While simplified calculations offer reliable estimates, advanced scenarios may require transient modeling. Thermal mass effects cause lag between interior temperature changes and subgrade responses. Tools like THERM or finite-element models can map irregular geometries, layers, and moisture gradients. They also capture heat flow through penetrations such as plumbing or structural dowels. For critical facilities like laboratories or data centers, such detailed simulations ensure the slab does not undermine temperature stability or create condensation risk. University research, including studies at Lawrence Berkeley National Laboratory and major civil engineering departments, provides validated algorithms to refine these models.

Field Verification and Monitoring

Commissioning teams increasingly rely on heat flux sensors or embedded thermistors to confirm design performance. By placing sensors above and below insulation panels, they can detect anomalies such as missing panels, gaps, or moisture infiltration. Data logging throughout the first heating season helps calibrate energy models and verify the realized impact of insulation upgrades. If measured losses exceed calculated values, builders can inspect for edge cracks, water intrusion, or compromised vapor barriers.

Practical Tips for Reducing Slab Heat Loss

• Specify continuous insulation layers with overlapping joints to prevent thermal bridging.
• Install capillary breaks like polyethylene sheeting and granular fill to manage soil moisture.
• Protect perimeter insulation with cement board, stucco, or treated plywood to resist mechanical damage.
• Coordinate HVAC supply locations to avoid stratification and ensure even floor temperatures.
• Use reflective foil or radiant barriers only when verified effective in the local climate; they rarely replace true conductive insulation.

Conclusion

Accurately calculating slab heat loss is essential to delivering energy-efficient buildings and ensuring occupant comfort.
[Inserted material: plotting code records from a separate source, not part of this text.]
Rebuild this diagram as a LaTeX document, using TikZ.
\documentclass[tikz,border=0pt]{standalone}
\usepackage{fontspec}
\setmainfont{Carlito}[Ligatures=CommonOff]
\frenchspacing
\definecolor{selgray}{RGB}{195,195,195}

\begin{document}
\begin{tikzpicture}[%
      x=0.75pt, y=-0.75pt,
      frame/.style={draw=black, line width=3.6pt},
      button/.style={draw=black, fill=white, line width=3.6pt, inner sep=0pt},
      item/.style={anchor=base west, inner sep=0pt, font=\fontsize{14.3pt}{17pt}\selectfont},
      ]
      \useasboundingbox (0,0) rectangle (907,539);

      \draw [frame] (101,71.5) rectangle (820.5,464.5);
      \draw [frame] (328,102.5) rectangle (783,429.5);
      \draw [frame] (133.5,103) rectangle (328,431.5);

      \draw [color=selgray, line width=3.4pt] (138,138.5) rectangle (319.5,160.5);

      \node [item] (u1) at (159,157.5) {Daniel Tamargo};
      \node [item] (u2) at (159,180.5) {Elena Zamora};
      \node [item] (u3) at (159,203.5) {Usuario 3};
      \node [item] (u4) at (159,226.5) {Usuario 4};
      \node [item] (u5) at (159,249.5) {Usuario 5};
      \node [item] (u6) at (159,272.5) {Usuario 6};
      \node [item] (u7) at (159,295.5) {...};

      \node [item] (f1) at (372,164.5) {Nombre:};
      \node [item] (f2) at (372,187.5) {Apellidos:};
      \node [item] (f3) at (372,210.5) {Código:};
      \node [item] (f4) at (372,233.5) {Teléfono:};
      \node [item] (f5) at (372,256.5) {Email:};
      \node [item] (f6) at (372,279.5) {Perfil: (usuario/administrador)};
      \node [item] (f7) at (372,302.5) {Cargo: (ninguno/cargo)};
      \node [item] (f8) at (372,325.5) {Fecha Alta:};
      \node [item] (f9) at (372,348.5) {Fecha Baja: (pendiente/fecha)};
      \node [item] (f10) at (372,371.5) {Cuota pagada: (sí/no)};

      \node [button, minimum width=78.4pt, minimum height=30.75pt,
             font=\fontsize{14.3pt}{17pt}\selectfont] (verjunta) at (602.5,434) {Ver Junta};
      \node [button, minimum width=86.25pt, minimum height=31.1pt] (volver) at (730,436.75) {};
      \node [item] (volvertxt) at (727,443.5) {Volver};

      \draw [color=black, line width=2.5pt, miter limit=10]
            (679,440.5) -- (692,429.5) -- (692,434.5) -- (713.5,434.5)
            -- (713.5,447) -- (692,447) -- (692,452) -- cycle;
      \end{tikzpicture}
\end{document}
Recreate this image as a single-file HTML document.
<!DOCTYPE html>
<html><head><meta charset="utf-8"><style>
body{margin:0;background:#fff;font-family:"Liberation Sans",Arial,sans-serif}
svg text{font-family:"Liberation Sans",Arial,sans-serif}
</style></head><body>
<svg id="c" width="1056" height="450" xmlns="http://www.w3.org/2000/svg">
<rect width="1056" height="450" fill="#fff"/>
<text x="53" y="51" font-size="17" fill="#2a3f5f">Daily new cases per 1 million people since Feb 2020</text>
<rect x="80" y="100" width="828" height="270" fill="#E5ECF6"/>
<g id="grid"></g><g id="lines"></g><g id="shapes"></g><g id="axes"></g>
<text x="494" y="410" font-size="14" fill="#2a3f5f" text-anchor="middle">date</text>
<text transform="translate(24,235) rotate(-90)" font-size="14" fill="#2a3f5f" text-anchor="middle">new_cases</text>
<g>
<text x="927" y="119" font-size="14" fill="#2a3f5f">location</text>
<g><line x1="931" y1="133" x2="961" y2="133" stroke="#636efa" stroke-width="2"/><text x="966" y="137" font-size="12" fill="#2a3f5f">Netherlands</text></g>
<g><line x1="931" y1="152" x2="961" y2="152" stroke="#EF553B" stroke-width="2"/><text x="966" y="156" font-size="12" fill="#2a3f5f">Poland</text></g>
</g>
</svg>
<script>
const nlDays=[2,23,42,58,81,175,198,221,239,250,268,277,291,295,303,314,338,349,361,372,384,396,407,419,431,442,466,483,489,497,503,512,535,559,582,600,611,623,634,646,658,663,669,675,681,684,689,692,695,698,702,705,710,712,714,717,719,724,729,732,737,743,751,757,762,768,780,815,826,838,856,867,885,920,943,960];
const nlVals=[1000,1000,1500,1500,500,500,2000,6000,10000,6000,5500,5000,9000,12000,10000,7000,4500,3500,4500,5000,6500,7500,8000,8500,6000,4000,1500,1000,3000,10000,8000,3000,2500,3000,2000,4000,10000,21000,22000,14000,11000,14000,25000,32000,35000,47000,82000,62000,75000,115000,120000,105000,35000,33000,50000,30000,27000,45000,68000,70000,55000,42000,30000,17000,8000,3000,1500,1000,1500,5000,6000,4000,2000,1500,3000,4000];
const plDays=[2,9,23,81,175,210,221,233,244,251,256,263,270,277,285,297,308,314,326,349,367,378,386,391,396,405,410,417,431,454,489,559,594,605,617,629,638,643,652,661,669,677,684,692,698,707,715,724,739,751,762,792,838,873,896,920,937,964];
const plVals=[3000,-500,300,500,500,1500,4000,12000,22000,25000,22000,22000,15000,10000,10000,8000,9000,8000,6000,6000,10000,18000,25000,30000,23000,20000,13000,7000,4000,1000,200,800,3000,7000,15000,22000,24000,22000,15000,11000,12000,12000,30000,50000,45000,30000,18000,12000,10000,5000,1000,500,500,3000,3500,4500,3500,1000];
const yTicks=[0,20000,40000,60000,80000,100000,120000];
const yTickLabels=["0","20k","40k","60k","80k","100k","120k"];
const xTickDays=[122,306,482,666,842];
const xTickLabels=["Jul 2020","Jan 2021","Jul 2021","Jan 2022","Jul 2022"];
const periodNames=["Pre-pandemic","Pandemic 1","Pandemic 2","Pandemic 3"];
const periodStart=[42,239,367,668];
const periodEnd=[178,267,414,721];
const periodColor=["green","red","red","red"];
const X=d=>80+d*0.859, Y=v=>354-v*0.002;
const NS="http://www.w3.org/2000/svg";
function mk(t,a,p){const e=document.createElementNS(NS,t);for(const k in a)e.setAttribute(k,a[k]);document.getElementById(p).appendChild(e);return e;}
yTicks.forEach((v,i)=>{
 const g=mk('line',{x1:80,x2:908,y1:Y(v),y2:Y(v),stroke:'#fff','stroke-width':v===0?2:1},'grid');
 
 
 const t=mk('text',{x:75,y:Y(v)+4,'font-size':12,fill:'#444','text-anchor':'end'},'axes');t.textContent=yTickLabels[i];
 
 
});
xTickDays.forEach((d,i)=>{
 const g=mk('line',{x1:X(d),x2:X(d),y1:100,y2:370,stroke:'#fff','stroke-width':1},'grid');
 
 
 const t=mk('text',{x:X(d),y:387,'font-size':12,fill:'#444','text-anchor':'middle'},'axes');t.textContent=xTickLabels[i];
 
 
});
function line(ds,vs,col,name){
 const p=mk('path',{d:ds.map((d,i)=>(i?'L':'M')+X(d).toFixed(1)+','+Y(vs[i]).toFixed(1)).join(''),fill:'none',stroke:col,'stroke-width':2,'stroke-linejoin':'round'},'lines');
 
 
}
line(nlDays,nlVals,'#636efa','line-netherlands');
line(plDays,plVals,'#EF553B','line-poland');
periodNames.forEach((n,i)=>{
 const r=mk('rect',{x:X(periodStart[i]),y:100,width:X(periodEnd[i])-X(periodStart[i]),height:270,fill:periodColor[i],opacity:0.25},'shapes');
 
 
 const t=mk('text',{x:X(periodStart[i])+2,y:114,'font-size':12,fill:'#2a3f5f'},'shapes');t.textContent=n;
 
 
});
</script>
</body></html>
By combining straightforward conduction equations with reliable project data, design teams can quickly evaluate multiple insulation strategies. Our calculator serves as a rapid evaluation tool, while the broader methodology described here provides the depth needed to justify decisions before stakeholders. Whether you are improving an existing facility or designing a new high-performance home, a robust understanding of slab heat loss will yield measurable savings, compliance confidence, and improved durability.